WRITTEN EXERCISE
State how many lines of the entries hold the string "this", and nothing more.

>>>

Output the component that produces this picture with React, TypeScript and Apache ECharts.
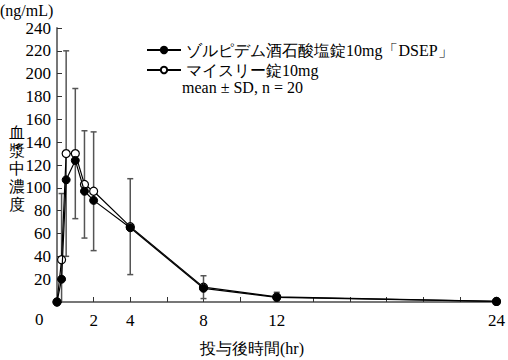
import React, { useEffect, useRef } from "react";
import * as echarts from "echarts";

const times = [0, 0.25, 0.5, 1, 1.5, 2, 4, 8, 12, 24];
const dsep = [0, 20, 107, 124, 97, 89, 65, 12, 4, 0.5];
const myslee = [0, 37, 130, 130, 103, 97, 66, 13, 4.5, 0.5];
const mysleeSD = [0, 58, 90, 57, 47, 52, 42, 10, 4, 0];
const xLabels = [2, 4, 8, 12, 24];
const seriesNames = ["ゾルピデム酒石酸塩錠10mg「DSEP」", "マイスリー錠10mg"];

const FONT = "serif";

export default function App() {
  const ref = useRef<HTMLDivElement>(null);
  useEffect(() => {
    if (!ref.current) return;
    const chart = echarts.init(ref.current, undefined, { renderer: "svg" });
    const errData = times.map((t, i) => [t, myslee[i], mysleeSD[i]]).filter((d) => d[2] > 0);
    chart.setOption({
      animation: false,
      textStyle: { fontFamily: FONT },
      grid: { left: 57, right: 9, top: 28, bottom: 58 },
      xAxis: {
        type: "value",
        min: 0,
        max: 24,
        interval: 2,
        axisLine: { lineStyle: { color: "#777", width: 2 } },
        axisTick: { inside: true, length: 5, lineStyle: { color: "#333", width: 1 } },
        axisLabel: {
          color: "#000",
          fontSize: 17,
          fontFamily: FONT,
          margin: 10,
          formatter: (v: number) => (xLabels.includes(v) ? String(v) : ""),
        },
        splitLine: { show: false },
      },
      yAxis: {
        type: "value",
        min: 0,
        max: 240,
        interval: 20,
        axisLine: { show: true, lineStyle: { color: "#777", width: 2 } },
        axisTick: { show: true, inside: true, length: 5, lineStyle: { color: "#333", width: 1 } },
        axisLabel: {
          color: "#000",
          fontSize: 17,
          fontFamily: FONT,
          margin: 6,
          formatter: (v: number) => (v === 0 ? "" : String(v)),
        },
        splitLine: { show: false },
      },
      legend: {
        orient: "vertical",
        left: 141,
        top: 37,
        itemWidth: 34,
        itemHeight: 8,
        itemGap: 4,
        textStyle: { fontSize: 16, color: "#000", fontFamily: FONT, lineHeight: 16 },
        data: seriesNames,
      },
      graphic: [
        { type: "text", left: 0, top: 2, style: { text: "(ng/mL)", fontSize: 16, fill: "#000", fontFamily: FONT } },
        {
          type: "text",
          left: 9,
          top: 123,
          style: { text: "血\n漿\n中\n濃\n度", fontSize: 16, lineHeight: 18, fill: "#000", fontFamily: FONT },
        },
        { type: "text", left: 35, top: 311, style: { text: "0", fontSize: 17, fill: "#000", fontFamily: FONT } },
        { type: "text", left: 182, top: 79, style: { text: "mean ± SD, n = 20", fontSize: 16, fill: "#000", fontFamily: FONT } },
        { type: "text", left: 200, top: 340, style: { text: "投与後時間(hr)", fontSize: 16, fill: "#000", fontFamily: FONT } },
      ],
      series: [
        {
          type: "custom",
          name: "err",
          silent: true,
          z: 1,
          data: errData,
          renderItem: (params: any, api: any) => {
            const x = api.value(0);
            const m = api.value(1);
            const sd = api.value(2);
            const top = api.coord([x, m + sd]);
            const lowVal = Math.max(0, m - sd);
            const bot = api.coord([x, lowVal]);
            const cw = 3;
            const style = { stroke: "#555", lineWidth: 1.5 };
            const children: any[] = [
              { type: "line", shape: { x1: top[0], y1: top[1], x2: bot[0], y2: bot[1] }, style },
              { type: "line", shape: { x1: top[0] - cw, y1: top[1], x2: top[0] + cw, y2: top[1] }, style },
            ];
            if (m - sd > 0) {
              children.push({ type: "line", shape: { x1: bot[0] - cw, y1: bot[1], x2: bot[0] + cw, y2: bot[1] }, style });
            }
            return { type: "group", children };
          },
        },
        {
          type: "line",
          name: seriesNames[1],
          z: 3,
          data: times.map((t, i) => [t, myslee[i]]),
          symbol: "circle",
          symbolSize: 8,
          lineStyle: { color: "#000", width: 1.2 },
          itemStyle: { color: "#fff", borderColor: "#000", borderWidth: 1.2 },
        },
        {
          type: "line",
          name: seriesNames[0],
          z: 4,
          data: times.map((t, i) => [t, dsep[i]]),
          symbol: "circle",
          symbolSize: 8,
          lineStyle: { color: "#000", width: 1.2 },
          itemStyle: { color: "#000", borderColor: "#000", borderWidth: 1 },
        },
      ],
    });
    return () => chart.dispose();
  }, []);
  return <div ref={ref} style={{ width: 508, height: 360, position: "absolute", left: 0, top: 0 }} />;
}
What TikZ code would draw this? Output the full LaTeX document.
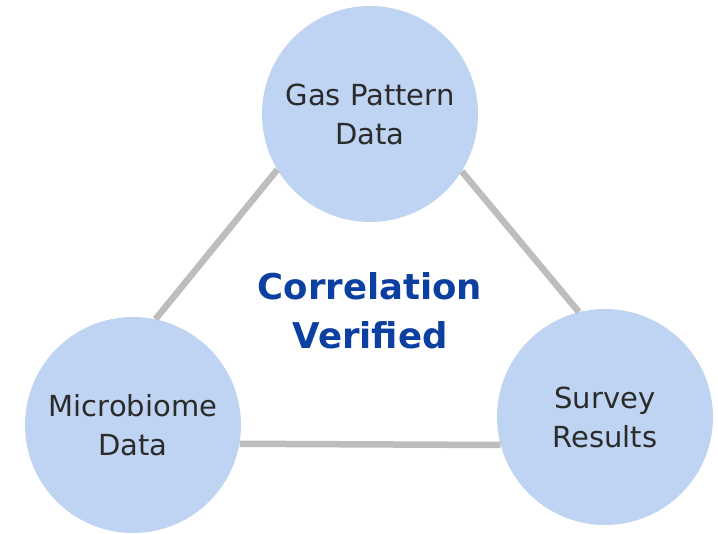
\documentclass[tikz,border=0pt]{standalone}
\usepackage{fontspec}
\setmainfont{DejaVu Sans}
\definecolor{circfill}{HTML}{BFD4F2}
\definecolor{linkgray}{HTML}{BDBDBD}
\definecolor{titleblue}{HTML}{0B3FA0}
\definecolor{labeltext}{HTML}{2B2B2B}
\begin{document}
\begin{tikzpicture}[x=1pt,y=-1pt,
  bubble/.style={circle, fill=circfill, minimum size=216pt, inner sep=0pt,
    align=center, text=labeltext, font=\fontsize{29}{39}\selectfont},
  link/.style={draw=linkgray, line width=6.5pt},
  title/.style={align=center, text=titleblue, font=\fontsize{35.5}{49}\selectfont\bfseries}]
\useasboundingbox (0,0) rectangle (718,534);
\node[bubble] (gas) at (370,114) {Gas Pattern\\Data};
\node[bubble] (micro) at (133,425) {Microbiome\\Data};
\node[bubble] (survey) at (605,417) {Survey\\Results};
\draw[link] (gas.211.5) -- (micro.78.2);
\draw[link] (gas.328.6) -- (survey.104.8);
\draw[link] (micro.-10.67) -- (survey.195.03);
\node[title] (corr) at (370,311) {Correlation\\Verified};
\end{tikzpicture}
\end{document}
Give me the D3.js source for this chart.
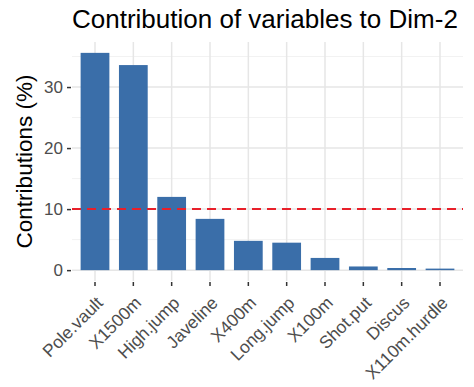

<<<

EXPECTED ANSWER
3